• _DESCRIPTION OF THE TASK_
Retype word for word the lines lying between the line containing "Generate a Python" and the line containing "from bokeh.resources import INLINE", together with those two lines themselves, and nothing besides.

>> Begin INPUT MATERIAL

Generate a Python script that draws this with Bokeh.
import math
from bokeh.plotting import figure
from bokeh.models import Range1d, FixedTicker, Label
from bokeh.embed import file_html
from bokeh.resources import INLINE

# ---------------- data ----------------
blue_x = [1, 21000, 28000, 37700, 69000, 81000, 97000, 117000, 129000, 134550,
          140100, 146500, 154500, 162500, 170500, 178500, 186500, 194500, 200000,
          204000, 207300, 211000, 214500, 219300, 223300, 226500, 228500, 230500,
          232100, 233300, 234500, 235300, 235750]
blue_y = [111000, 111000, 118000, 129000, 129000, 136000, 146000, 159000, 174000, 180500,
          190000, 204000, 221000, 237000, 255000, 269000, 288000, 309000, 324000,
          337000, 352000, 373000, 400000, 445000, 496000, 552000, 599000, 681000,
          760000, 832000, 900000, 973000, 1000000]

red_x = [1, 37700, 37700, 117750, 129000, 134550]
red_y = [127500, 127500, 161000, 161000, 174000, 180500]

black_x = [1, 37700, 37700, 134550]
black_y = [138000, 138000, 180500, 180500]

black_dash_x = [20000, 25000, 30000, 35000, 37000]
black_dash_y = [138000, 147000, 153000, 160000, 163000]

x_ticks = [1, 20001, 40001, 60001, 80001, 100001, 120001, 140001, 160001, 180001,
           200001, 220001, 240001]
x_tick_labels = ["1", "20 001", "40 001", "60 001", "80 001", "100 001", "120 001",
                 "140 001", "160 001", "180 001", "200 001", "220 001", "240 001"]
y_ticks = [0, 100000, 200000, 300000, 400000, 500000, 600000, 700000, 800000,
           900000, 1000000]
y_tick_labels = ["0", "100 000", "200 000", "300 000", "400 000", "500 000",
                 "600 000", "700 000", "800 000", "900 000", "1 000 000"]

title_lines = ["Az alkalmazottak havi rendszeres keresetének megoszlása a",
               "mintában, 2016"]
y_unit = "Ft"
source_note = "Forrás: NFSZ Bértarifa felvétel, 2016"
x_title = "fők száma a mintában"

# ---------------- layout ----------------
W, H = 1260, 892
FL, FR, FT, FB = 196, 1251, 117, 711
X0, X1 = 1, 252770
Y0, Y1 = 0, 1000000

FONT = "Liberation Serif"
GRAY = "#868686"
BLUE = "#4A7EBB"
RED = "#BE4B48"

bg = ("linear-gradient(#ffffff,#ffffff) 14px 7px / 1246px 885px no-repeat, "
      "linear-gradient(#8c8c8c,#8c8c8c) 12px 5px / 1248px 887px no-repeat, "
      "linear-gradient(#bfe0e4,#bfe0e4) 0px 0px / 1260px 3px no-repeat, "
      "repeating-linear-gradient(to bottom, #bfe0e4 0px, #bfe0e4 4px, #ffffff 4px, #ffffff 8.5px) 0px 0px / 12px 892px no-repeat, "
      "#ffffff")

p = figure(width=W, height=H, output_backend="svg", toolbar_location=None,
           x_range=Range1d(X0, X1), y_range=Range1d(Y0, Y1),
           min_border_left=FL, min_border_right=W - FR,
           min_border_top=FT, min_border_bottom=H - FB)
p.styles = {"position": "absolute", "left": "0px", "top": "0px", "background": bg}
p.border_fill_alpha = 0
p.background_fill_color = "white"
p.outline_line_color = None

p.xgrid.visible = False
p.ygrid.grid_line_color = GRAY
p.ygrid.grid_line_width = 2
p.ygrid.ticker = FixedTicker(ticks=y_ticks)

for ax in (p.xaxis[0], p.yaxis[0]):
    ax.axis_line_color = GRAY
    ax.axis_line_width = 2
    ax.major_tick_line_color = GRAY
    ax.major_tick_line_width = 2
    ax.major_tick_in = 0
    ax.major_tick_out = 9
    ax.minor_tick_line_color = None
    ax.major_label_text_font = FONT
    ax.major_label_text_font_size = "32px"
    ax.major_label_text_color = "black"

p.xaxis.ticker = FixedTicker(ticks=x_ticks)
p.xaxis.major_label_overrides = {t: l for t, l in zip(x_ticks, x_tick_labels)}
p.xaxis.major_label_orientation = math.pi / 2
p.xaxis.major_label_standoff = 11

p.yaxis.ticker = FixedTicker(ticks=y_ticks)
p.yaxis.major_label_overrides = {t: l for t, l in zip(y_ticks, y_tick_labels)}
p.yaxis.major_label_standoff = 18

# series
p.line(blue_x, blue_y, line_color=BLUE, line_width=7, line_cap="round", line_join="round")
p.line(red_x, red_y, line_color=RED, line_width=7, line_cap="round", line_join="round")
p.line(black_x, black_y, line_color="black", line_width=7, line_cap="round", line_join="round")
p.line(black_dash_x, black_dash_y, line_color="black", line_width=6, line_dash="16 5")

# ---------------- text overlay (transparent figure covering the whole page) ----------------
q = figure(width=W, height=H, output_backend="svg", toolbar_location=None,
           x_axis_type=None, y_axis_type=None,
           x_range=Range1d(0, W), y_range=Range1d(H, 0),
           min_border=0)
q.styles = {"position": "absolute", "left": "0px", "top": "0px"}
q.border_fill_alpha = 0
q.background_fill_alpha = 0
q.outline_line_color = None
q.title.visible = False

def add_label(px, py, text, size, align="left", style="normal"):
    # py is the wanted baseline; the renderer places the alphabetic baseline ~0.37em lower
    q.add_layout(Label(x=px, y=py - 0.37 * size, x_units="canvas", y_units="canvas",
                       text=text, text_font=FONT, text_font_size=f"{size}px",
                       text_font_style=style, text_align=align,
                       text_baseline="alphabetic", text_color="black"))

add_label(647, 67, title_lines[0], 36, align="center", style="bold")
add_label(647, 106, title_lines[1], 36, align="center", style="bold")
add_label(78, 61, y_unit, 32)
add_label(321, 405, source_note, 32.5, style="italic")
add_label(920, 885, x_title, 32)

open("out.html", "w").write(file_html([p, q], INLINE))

>> End INPUT MATERIAL
>> Begin INPUT MATERIAL

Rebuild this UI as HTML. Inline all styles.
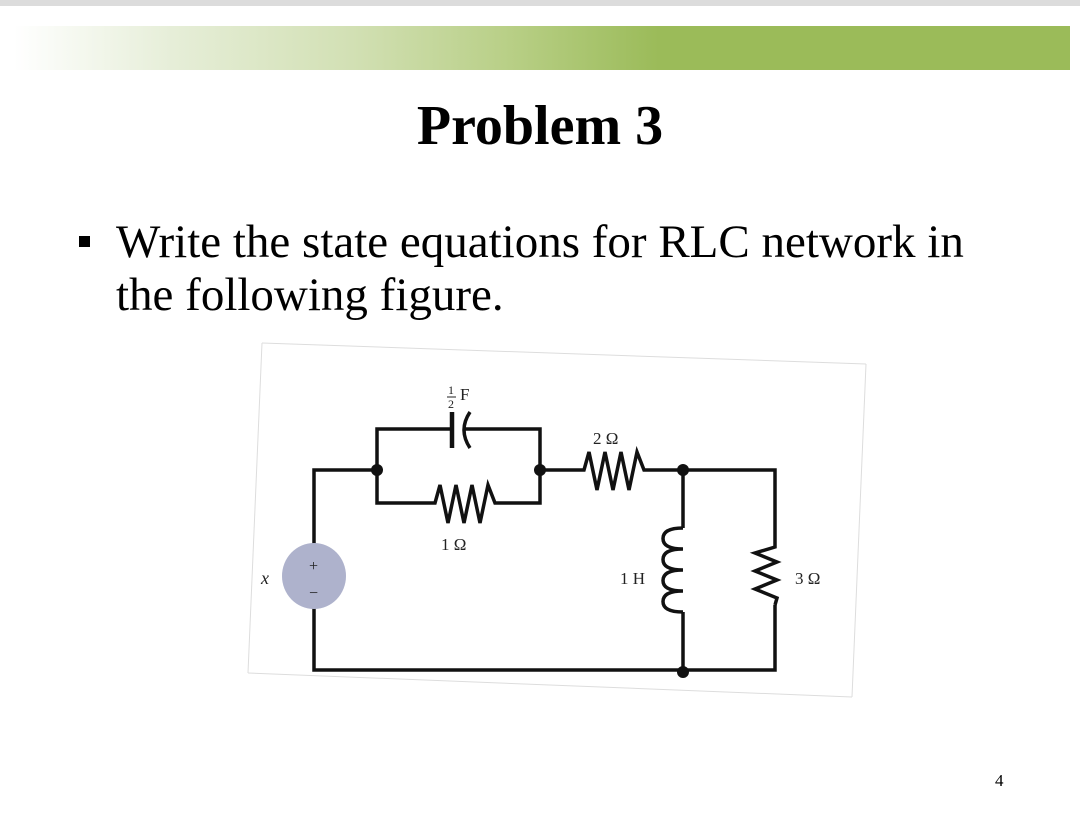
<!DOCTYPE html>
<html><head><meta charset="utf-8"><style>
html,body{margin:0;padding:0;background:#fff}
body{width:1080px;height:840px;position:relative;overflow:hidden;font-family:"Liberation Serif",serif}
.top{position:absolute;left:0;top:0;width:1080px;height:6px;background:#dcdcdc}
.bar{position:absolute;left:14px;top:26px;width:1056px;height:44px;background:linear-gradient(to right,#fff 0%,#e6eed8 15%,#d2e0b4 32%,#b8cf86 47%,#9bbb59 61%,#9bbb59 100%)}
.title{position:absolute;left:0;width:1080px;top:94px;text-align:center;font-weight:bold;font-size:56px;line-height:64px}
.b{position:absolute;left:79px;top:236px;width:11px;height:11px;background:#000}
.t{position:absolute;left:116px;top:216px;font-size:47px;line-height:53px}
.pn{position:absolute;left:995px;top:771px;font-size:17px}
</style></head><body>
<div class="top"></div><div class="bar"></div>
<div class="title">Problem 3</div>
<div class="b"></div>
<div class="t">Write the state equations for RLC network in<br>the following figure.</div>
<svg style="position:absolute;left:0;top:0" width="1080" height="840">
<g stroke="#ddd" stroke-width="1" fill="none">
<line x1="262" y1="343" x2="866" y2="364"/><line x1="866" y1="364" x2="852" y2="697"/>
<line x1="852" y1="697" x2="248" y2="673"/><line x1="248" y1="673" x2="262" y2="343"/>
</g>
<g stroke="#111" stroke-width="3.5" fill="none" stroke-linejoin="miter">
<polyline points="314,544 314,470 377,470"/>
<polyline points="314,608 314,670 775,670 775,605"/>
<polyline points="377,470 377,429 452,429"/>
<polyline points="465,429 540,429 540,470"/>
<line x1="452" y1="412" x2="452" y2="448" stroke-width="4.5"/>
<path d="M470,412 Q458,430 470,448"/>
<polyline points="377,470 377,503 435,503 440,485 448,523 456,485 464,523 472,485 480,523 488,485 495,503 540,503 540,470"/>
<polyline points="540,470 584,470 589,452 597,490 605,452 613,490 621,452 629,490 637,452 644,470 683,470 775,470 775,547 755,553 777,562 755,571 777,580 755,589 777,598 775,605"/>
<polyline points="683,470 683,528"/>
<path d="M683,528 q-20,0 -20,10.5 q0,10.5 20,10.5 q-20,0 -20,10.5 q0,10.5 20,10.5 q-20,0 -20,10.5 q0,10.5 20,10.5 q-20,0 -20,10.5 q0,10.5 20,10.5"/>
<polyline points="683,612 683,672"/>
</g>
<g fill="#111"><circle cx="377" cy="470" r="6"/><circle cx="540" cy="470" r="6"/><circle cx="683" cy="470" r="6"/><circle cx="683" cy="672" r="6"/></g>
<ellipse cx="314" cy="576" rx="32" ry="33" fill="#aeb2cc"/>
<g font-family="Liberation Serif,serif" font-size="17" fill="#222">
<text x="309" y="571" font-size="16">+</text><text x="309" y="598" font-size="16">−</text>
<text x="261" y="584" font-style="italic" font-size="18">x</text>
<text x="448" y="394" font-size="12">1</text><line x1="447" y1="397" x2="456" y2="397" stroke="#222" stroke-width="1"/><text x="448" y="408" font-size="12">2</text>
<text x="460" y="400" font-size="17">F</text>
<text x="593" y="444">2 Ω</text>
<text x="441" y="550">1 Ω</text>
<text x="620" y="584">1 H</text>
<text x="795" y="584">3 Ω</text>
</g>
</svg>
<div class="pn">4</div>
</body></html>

>> End INPUT MATERIAL

• _REPLY TO THE EXERCISE_
Generate a Python script that draws this with Bokeh.
import math
from bokeh.plotting import figure
from bokeh.models import Range1d, FixedTicker, Label
from bokeh.embed import file_html
from bokeh.resources import INLINE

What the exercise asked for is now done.